Abstract

The inclusion of the Ninth Cavalry and three other African American regiments in the post-Civil War army was one of the nation's most problematic social experiments. The first fifteen years following its organization in 1866 were stained by mutinies, slanderous verbal assaults, and sadistic abuses by their officers. Eventually, however, a number of considerate and dedicated officers, including Major Guy Henry, Captain Charles Parker, and Lieutenant Matthais Day, in cooperation with capable noncommissioned officers such as George Mason, Madison Ingoman, and Moses Williams, created an elite and well-disciplined fighting unit that won the respect of all but the most racist whites.Charles L. Kenner's detailed biographies of officers and enlisted men describe the passions, aspirations, and conflicts that both bound blacks and whites together and pulled them apart.
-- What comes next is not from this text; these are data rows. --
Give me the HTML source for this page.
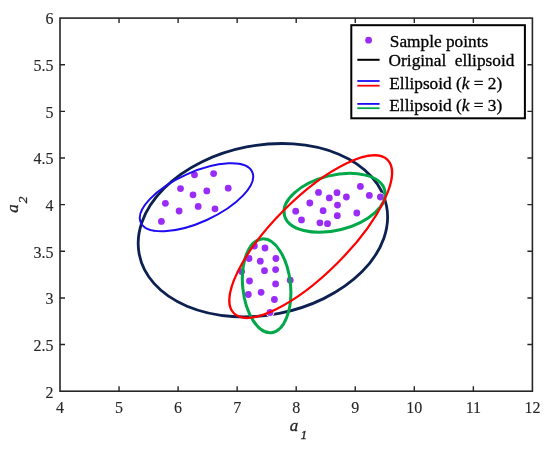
<!DOCTYPE html>
<html><head><meta charset="utf-8"><style>
html,body{margin:0;padding:0;background:#fff;width:550px;height:449px;overflow:hidden}
svg{display:block}
text{font-family:"Liberation Serif","Times New Roman",serif;fill:#262626;stroke:#262626;stroke-width:0.3px}
.lg text{fill:#000;stroke:#000}
.tk text{stroke-width:0.12px}
</style></head><body>
<svg width="550" height="449" viewBox="0 0 550 449">
<rect width="550" height="449" fill="#fff"/>

<ellipse cx="262.9" cy="230.2" rx="126.0" ry="84.8" transform="rotate(-11.12 262.9 230.2)" fill="none" stroke="#0d2150" stroke-width="2.8"/>
<g fill="#fff">
<circle cx="194.5" cy="174.8" r="4.4"/>
<circle cx="213.6" cy="173.6" r="4.4"/>
<circle cx="180.5" cy="188.6" r="4.4"/>
<circle cx="193" cy="194.8" r="4.4"/>
<circle cx="206.8" cy="190.9" r="4.4"/>
<circle cx="228.2" cy="188.2" r="4.4"/>
<circle cx="165.4" cy="203.3" r="4.4"/>
<circle cx="179.1" cy="211" r="4.4"/>
<circle cx="198.2" cy="206.4" r="4.4"/>
<circle cx="215" cy="208.8" r="4.4"/>
<circle cx="161.4" cy="221.4" r="4.4"/>
<circle cx="318.5" cy="192.4" r="4.4"/>
<circle cx="337" cy="192.7" r="4.4"/>
<circle cx="329.3" cy="197.9" r="4.4"/>
<circle cx="346.4" cy="197" r="4.4"/>
<circle cx="360.4" cy="186.4" r="4.4"/>
<circle cx="369.3" cy="195.4" r="4.4"/>
<circle cx="380.4" cy="197" r="4.4"/>
<circle cx="309.8" cy="203" r="4.4"/>
<circle cx="337.5" cy="205.1" r="4.4"/>
<circle cx="295.7" cy="211.2" r="4.4"/>
<circle cx="323.1" cy="210.7" r="4.4"/>
<circle cx="356.8" cy="213" r="4.4"/>
<circle cx="337.3" cy="215.7" r="4.4"/>
<circle cx="301.5" cy="219.9" r="4.4"/>
<circle cx="319.9" cy="222.8" r="4.4"/>
<circle cx="327.5" cy="223.7" r="4.4"/>
<circle cx="254.4" cy="246" r="4.4"/>
<circle cx="265" cy="248" r="4.4"/>
<circle cx="249" cy="258.5" r="4.4"/>
<circle cx="260.3" cy="261.2" r="4.4"/>
<circle cx="275.9" cy="258.5" r="4.4"/>
<circle cx="241.6" cy="271.6" r="4.4"/>
<circle cx="264.5" cy="270.7" r="4.4"/>
<circle cx="275.6" cy="269.6" r="4.4"/>
<circle cx="249.5" cy="281" r="4.4"/>
<circle cx="275.6" cy="283.9" r="4.4"/>
<circle cx="290.2" cy="280.2" r="4.4"/>
<circle cx="248.3" cy="294.5" r="4.4"/>
<circle cx="261.1" cy="292.3" r="4.4"/>
<circle cx="274.4" cy="299.5" r="4.4"/>
<circle cx="270" cy="312.5" r="4.4"/>
</g>
<g fill="#9a2cf8">
<circle cx="194.5" cy="174.8" r="3.4"/>
<circle cx="213.6" cy="173.6" r="3.4"/>
<circle cx="180.5" cy="188.6" r="3.4"/>
<circle cx="193" cy="194.8" r="3.4"/>
<circle cx="206.8" cy="190.9" r="3.4"/>
<circle cx="228.2" cy="188.2" r="3.4"/>
<circle cx="165.4" cy="203.3" r="3.4"/>
<circle cx="179.1" cy="211" r="3.4"/>
<circle cx="198.2" cy="206.4" r="3.4"/>
<circle cx="215" cy="208.8" r="3.4"/>
<circle cx="161.4" cy="221.4" r="3.4"/>
<circle cx="318.5" cy="192.4" r="3.4"/>
<circle cx="337" cy="192.7" r="3.4"/>
<circle cx="329.3" cy="197.9" r="3.4"/>
<circle cx="346.4" cy="197" r="3.4"/>
<circle cx="360.4" cy="186.4" r="3.4"/>
<circle cx="369.3" cy="195.4" r="3.4"/>
<circle cx="380.4" cy="197" r="3.4"/>
<circle cx="309.8" cy="203" r="3.4"/>
<circle cx="337.5" cy="205.1" r="3.4"/>
<circle cx="295.7" cy="211.2" r="3.4"/>
<circle cx="323.1" cy="210.7" r="3.4"/>
<circle cx="356.8" cy="213" r="3.4"/>
<circle cx="337.3" cy="215.7" r="3.4"/>
<circle cx="301.5" cy="219.9" r="3.4"/>
<circle cx="319.9" cy="222.8" r="3.4"/>
<circle cx="327.5" cy="223.7" r="3.4"/>
<circle cx="254.4" cy="246" r="3.4"/>
<circle cx="265" cy="248" r="3.4"/>
<circle cx="249" cy="258.5" r="3.4"/>
<circle cx="260.3" cy="261.2" r="3.4"/>
<circle cx="275.9" cy="258.5" r="3.4"/>
<circle cx="241.6" cy="271.6" r="3.4"/>
<circle cx="264.5" cy="270.7" r="3.4"/>
<circle cx="275.6" cy="269.6" r="3.4"/>
<circle cx="249.5" cy="281" r="3.4"/>
<circle cx="275.6" cy="283.9" r="3.4"/>
<circle cx="290.2" cy="280.2" r="3.4"/>
<circle cx="248.3" cy="294.5" r="3.4"/>
<circle cx="261.1" cy="292.3" r="3.4"/>
<circle cx="274.4" cy="299.5" r="3.4"/>
<circle cx="270" cy="312.5" r="3.4"/>
</g>
<ellipse cx="196.5" cy="197.3" rx="61.2" ry="24.9" transform="rotate(-24.43 196.5 197.3)" fill="none" stroke="#1e0cf0" stroke-width="2.0"/>
<ellipse cx="334.6" cy="202.8" rx="51.7" ry="27.5" transform="rotate(-14.0 334.6 202.8)" fill="none" stroke="#00a84a" stroke-width="3.0"/>
<ellipse cx="266.6" cy="285.8" rx="47.1" ry="23.9" transform="rotate(84.2 266.6 285.8)" fill="none" stroke="#00a84a" stroke-width="3.0"/>
<ellipse cx="310.7" cy="236.6" rx="108.6" ry="37.6" transform="rotate(-44.96 310.7 236.6)" fill="none" stroke="#ff0000" stroke-width="2.2"/>
<rect x="60.0" y="18.1" width="472.4" height="373.1" fill="none" stroke="#262626" stroke-width="1.6"/>
<path d="M119.05 391.2v-5M119.05 18.1v5M178.10 391.2v-5M178.10 18.1v5M237.15 391.2v-5M237.15 18.1v5M296.20 391.2v-5M296.20 18.1v5M355.25 391.2v-5M355.25 18.1v5M414.30 391.2v-5M414.30 18.1v5M473.35 391.2v-5M473.35 18.1v5M60.0 344.56h5M532.4 344.56h-5M60.0 297.93h5M532.4 297.93h-5M60.0 251.29h5M532.4 251.29h-5M60.0 204.65h5M532.4 204.65h-5M60.0 158.01h5M532.4 158.01h-5M60.0 111.38h5M532.4 111.38h-5M60.0 64.74h5M532.4 64.74h-5" stroke="#262626" stroke-width="1.4" fill="none"/>
<g class="tk" font-size="16" text-anchor="middle">
<text x="60.00" y="412.6">4</text>
<text x="119.05" y="412.6">5</text>
<text x="178.10" y="412.6">6</text>
<text x="237.15" y="412.6">7</text>
<text x="296.20" y="412.6">8</text>
<text x="355.25" y="412.6">9</text>
<text x="414.30" y="412.6">10</text>
<text x="473.35" y="412.6">11</text>
<text x="532.40" y="412.6">12</text>
</g><g class="tk" font-size="16" text-anchor="end">
<text x="53.6" y="397.50">2</text>
<text x="53.6" y="350.86">2.5</text>
<text x="53.6" y="304.23">3</text>
<text x="53.6" y="257.59">3.5</text>
<text x="53.6" y="210.95">4</text>
<text x="53.6" y="164.31">4.5</text>
<text x="53.6" y="117.67">5</text>
<text x="53.6" y="71.04">5.5</text>
<text x="53.6" y="24.40">6</text>
</g>
<text x="289.8" y="430.8" font-size="17" font-style="italic">a</text><text x="300.4" y="439.0" font-size="13.3" font-style="italic">1</text>
<g transform="translate(17.9 212.7) rotate(-90)"><text x="0" y="0" font-size="17" font-style="italic">a</text><text x="9.4" y="9.2" font-size="13.5" font-style="italic">2</text></g>
<rect x="351.3" y="25.2" width="173.6" height="93.1" fill="#fff" stroke="#000" stroke-width="2"/>
<circle cx="368.6" cy="40.2" r="3.4" fill="#9a2cf8"/>
<path d="M357.3 59.8h22.3" stroke="#000" stroke-width="2"/>
<path d="M357.3 81h22.3" stroke="#1e0cf0" stroke-width="1.8"/><path d="M357.3 85.7h22.3" stroke="#ff0000" stroke-width="1.8"/>
<path d="M357.3 103.9h22.3" stroke="#1e0cf0" stroke-width="1.8"/><path d="M357.3 108.2h22.3" stroke="#00a84a" stroke-width="1.8"/>
<g class="lg" font-size="17.3">
<text x="389.8" y="46.9">Sample points</text>
<text x="388.6" y="65.5" xml:space="preserve" style="white-space:pre">Original  ellipsoid</text>
<text x="389.3" y="88.7">Ellipsoid (<tspan font-style="italic">k</tspan> = 2)</text>
<text x="389.3" y="110.6">Ellipsoid (<tspan font-style="italic">k</tspan> = 3)</text>
</g>
</svg></body></html>
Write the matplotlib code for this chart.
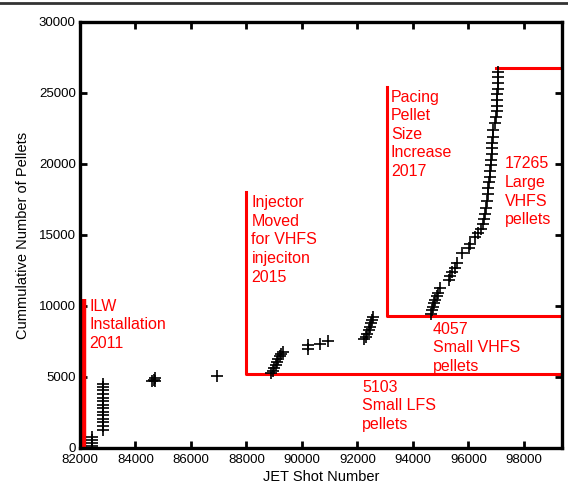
import matplotlib
matplotlib.use("Agg")
import matplotlib.pyplot as plt
from matplotlib.lines import Line2D

plt.rcParams['font.family'] = ['Liberation Sans', 'DejaVu Sans']

# ---- data ----
shots = [82420, 82420, 82420, 82420,
         82830, 82830, 82830, 82830, 82830, 82830, 82830, 82830, 82830, 82830, 82830, 82830, 82830, 82830,
         84600, 84650, 84700, 84700,
         86930,
         88900, 88950, 89000, 89050, 89100, 89150, 89200, 89250, 89300,
         90220, 90220, 90650, 90950,
         92250, 92300, 92350, 92400, 92450, 92500, 92520, 92550,
         94650, 94700, 94730, 94760, 94800, 94850, 94900, 94970, 95300, 95350,
         95420, 95500, 95580, 95750, 96030, 96070, 96250, 96350, 96450, 96520,
         96550, 96600, 96630, 96670, 96700, 96720, 96740, 96760, 96780, 96800,
         96820, 96840, 96850, 96860, 96880, 96900, 96950, 97000, 97020, 97030,
         97040, 97040, 97050, 97050, 97050, 97050]
pellets = [150, 350, 550, 800,
           1300, 1550, 1800, 2050, 2300, 2550, 2800, 3050, 3300, 3550, 3800, 4050, 4300, 4500,
           4700, 4800, 4900, 4750,
           5080,
           5250, 5450, 5650, 5850, 6050, 6250, 6450, 6650, 6750,
           7000, 7250, 7350, 7500,
           7650, 7850, 8050, 8300, 8550, 8800, 9000, 9200,
           9450, 9700, 9950, 10200, 10450, 10700, 10950, 11300, 11800, 12100,
           12400, 12700, 13000, 13700, 14100, 14400, 14850, 15150, 15450, 15800,
           16100, 16500, 16900, 17400, 17900, 18300, 18700, 19100, 19500, 19900,
           20300, 20700, 21100, 21500, 21900, 22400, 22900, 23300, 23700, 24100,
           24500, 24900, 25300, 25700, 26100, 26450]

ilw_shot, ilw_top = 82150, 10500
inj_shot, inj_top, inj_level = 88000, 18000, 5200
pace_shot, pace_top, pace_level = 93050, 25400, 9320
large_shot, large_level = 97000, 26750

xticks = list(range(82000, 99000, 2000))
yticks = list(range(0, 30001, 5000))

red = '#ff0000'
fig = plt.figure(figsize=(5.68, 4.91), dpi=100)
ax = fig.add_axes([0.1408, 0.0876, 0.8486, 0.8676])
xmax = 99370

ax.plot(shots, pellets, linestyle='none', marker='+', color='black',
        markersize=8, markeredgewidth=1.2, zorder=3)

# annotation lines
ax.plot([ilw_shot, ilw_shot], [0, ilw_top], color=red, lw=3.2, solid_capstyle='butt', zorder=2)
ax.plot([inj_shot, inj_shot, xmax], [inj_top, inj_level, inj_level], color=red, lw=2.2, zorder=2)
ax.plot([pace_shot, pace_shot, xmax], [pace_top, pace_level, pace_level], color=red, lw=2.2, zorder=2)
ax.plot([large_shot, xmax], [large_level, large_level], color=red, lw=2.2, zorder=2)

ts = 11.5
kw = dict(color=red, fontsize=ts, va='top', ha='left', linespacing=1.3)
ax.text(82350, 10500, 'ILW\nInstallation\n2011', **kw)
ax.text(88180, 17800, 'Injector\nMoved\nfor VHFS\ninjeciton\n2015', **kw)
ax.text(93200, 25240, 'Pacing\nPellet\nSize\nIncrease\n2017', **kw)
ax.text(97300, 20530, '17265\nLarge\nVHFS\npellets', **kw)
ax.text(92170, 4800, '5103\nSmall LFS\npellets', **kw)
ax.text(94710, 8900, '4057\nSmall VHFS\npellets', **kw)

ax.set_xlim(82000, xmax)
ax.set_ylim(0, 30000)
ax.set_xticks(xticks)
ax.set_yticks(yticks)
ax.tick_params(direction='in', top=True, right=True, length=5, width=2,
               labelsize=9.5)
ax.tick_params(axis='x', pad=4)
ax.tick_params(axis='y', pad=3)
for s in ax.spines.values():
    s.set_linewidth(2.4)
ax.set_xlabel('JET Shot Number', fontsize=10.5, labelpad=3)
ax.set_ylabel('Cummulative Number of Pellets', fontsize=10.5, labelpad=6)

fig.add_artist(Line2D([0, 1], [0.994, 0.994], transform=fig.transFigure,
                      color='#333333', lw=2))

fig.savefig('out.png', dpi=100)
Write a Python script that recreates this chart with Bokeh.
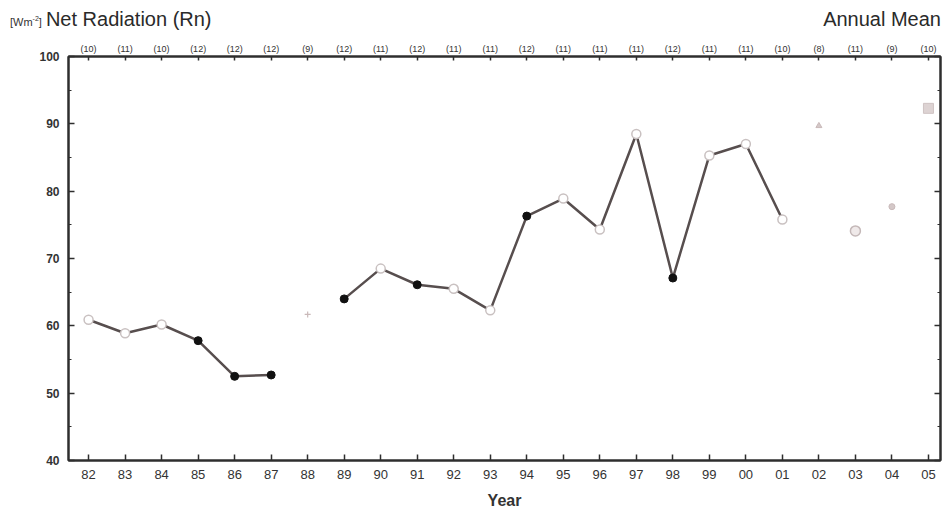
from bokeh.plotting import figure
from bokeh.models import Range1d, LinearAxis, FixedTicker, SingleIntervalTicker, Div
from bokeh.layouts import column
from bokeh.embed import file_html
from bokeh.resources import INLINE

# ---- data ----
year_labels = ["82", "83", "84", "85", "86", "87", "88", "89", "90", "91", "92", "93",
               "94", "95", "96", "97", "98", "99", "00", "01", "02", "03", "04", "05"]
rn_values = [60.9, 58.9, 60.2, 57.8, 52.5, 52.7, 61.7, 64.0, 68.5, 66.1, 65.5, 62.3,
             76.3, 78.9, 74.3, 88.5, 67.1, 85.3, 87.0, 75.8, 89.7, 74.1, 77.7, 92.3]
month_counts = [10, 11, 10, 12, 12, 12, 9, 12, 11, 12, 11, 11,
                12, 11, 11, 11, 12, 11, 11, 10, 8, 11, 9, 10]
isolated_years = ["88", "02", "03", "04", "05"]
y_ticks = [40, 50, 60, 70, 80, 90, 100]

FONT = "Liberation Sans"
LINE_COL = "#574e4e"
FRAME_COL = "#2e2e2e"

xs = list(range(len(year_labels)))
line_y = [float("nan") if lab in isolated_years else v for lab, v in zip(year_labels, rn_values)]

title_div = Div(
    text=('<div style="display:flex;justify-content:space-between;align-items:baseline;'
          'width:936px;padding-left:5px;font-family:\'Liberation Sans\',Arial,sans-serif;color:#2a2a2a;">'
          '<span><span style="font-size:11px;color:#333">[Wm<sup style="font-size:7px">-2</sup>]</span>'
          '<span style="font-size:20px;margin-left:4px">Net Radiation (Rn)</span></span>'
          '<span style="font-size:20px">Annual Mean</span></div>'),
    width=944, height=30)

p = figure(width=944, height=473, output_backend="svg", toolbar_location=None,
           x_range=Range1d(-0.55, 23.33), y_range=Range1d(40, 100),
           x_axis_location=None, y_axis_location=None,
           min_border_left=68, min_border_right=4, min_border_top=13, min_border_bottom=53)
p.grid.visible = False
p.outline_line_color = FRAME_COL
p.outline_line_width = 2
p.background_fill_color = "white"
p.border_fill_color = "white"

x_ticker = FixedTicker(ticks=xs)
y_ticker = SingleIntervalTicker(interval=10, num_minor_ticks=2)


def style_axis(ax):
    ax.axis_line_color = FRAME_COL
    ax.axis_line_width = 2
    ax.major_tick_in = 6
    ax.major_tick_out = 0
    ax.minor_tick_in = 3
    ax.minor_tick_out = 0
    ax.major_tick_line_color = FRAME_COL
    ax.minor_tick_line_color = FRAME_COL
    ax.major_tick_line_width = 1.5
    ax.major_label_text_font = FONT
    ax.major_label_text_color = "#333333"


bottom = LinearAxis(ticker=x_ticker, major_label_overrides={i: s for i, s in enumerate(year_labels)})
style_axis(bottom)
bottom.major_label_text_font_size = "13px"
bottom.major_label_standoff = 9
bottom.axis_label = "Year"
bottom.axis_label_text_font = FONT
bottom.axis_label_text_font_size = "16px"
bottom.axis_label_text_font_style = "bold"
bottom.axis_label_text_color = "#333333"
bottom.axis_label_standoff = 10
p.add_layout(bottom, "below")

top = LinearAxis(ticker=x_ticker,
                 major_label_overrides={i: "(%d)" % c for i, c in enumerate(month_counts)})
style_axis(top)
top.major_tick_in = 4
top.major_label_text_font_size = "9px"
top.major_label_standoff = 3
p.add_layout(top, "above")

left = LinearAxis(ticker=y_ticker)
style_axis(left)
left.major_label_text_font_size = "12px"
left.major_label_text_font_style = "bold"
left.major_label_standoff = 9
p.add_layout(left, "left")

right = LinearAxis(ticker=y_ticker, major_label_overrides={v: "" for v in y_ticks})
style_axis(right)
right.major_label_standoff = 0
p.add_layout(right, "right")

# connecting line
p.line(xs, line_y, line_color=LINE_COL, line_width=2.5)

# markers
full_idx = [i for i in xs if year_labels[i] not in isolated_years and month_counts[i] == 12]
part_idx = [i for i in xs if year_labels[i] not in isolated_years and month_counts[i] != 12]
p.scatter([xs[i] for i in part_idx], [rn_values[i] for i in part_idx], marker="circle",
          size=9, fill_color="white", line_color="#c9c1c1", line_width=1.5)
p.scatter([xs[i] for i in full_idx], [rn_values[i] for i in full_idx], marker="circle",
          size=8, fill_color="#111111", line_color="#111111")

iso_style = {
    "88": dict(marker="cross", size=6, fill_color="#c9b9b9", line_color="#c9b9b9", line_width=1.2),
    "02": dict(marker="triangle", size=6, fill_color="#d4c8c8", line_color="#c9b9b9", line_width=1),
    "03": dict(marker="circle", size=10, fill_color="#efe9e9", line_color="#c4b8b8", line_width=1.5),
    "04": dict(marker="circle", size=6, fill_color="#d4c8c8", line_color="#c9b9b9", line_width=1),
    "05": dict(marker="square", size=10, fill_color="#ddd3d3", line_color="#cfc3c3", line_width=1),
}
for lab in isolated_years:
    i = year_labels.index(lab)
    p.scatter([xs[i]], [rn_values[i]], **iso_style[lab])

layout = column(title_div, p, spacing=0)
open("out.html", "w").write(file_html(layout, INLINE))
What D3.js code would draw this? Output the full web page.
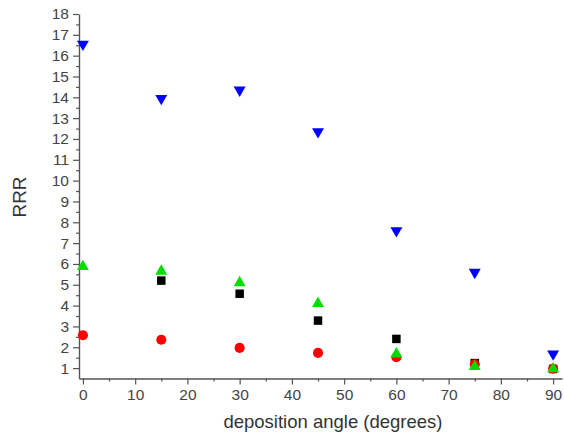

Special attention is given to the ordeals of the three black officers assigned to the Ninth Cavalry, Lieutenants John Alexander and Charles Young and Chaplain Henry Plummer, whose presence directly challenged the doctrine of white supremacy. The subjects of the biographies, whites and blacks alike, represent every facet of human nature. Heroes, intellectuals, sadists, and poltroons were present in the ranks of both. The best, however, learned that progress could be achieved only by trust and cooperation. Although a resurgency of racism in the 1890s undid much of their progress, they accomplished more than most thought possible and demonstrated that African Americans could be all that soldiers should be.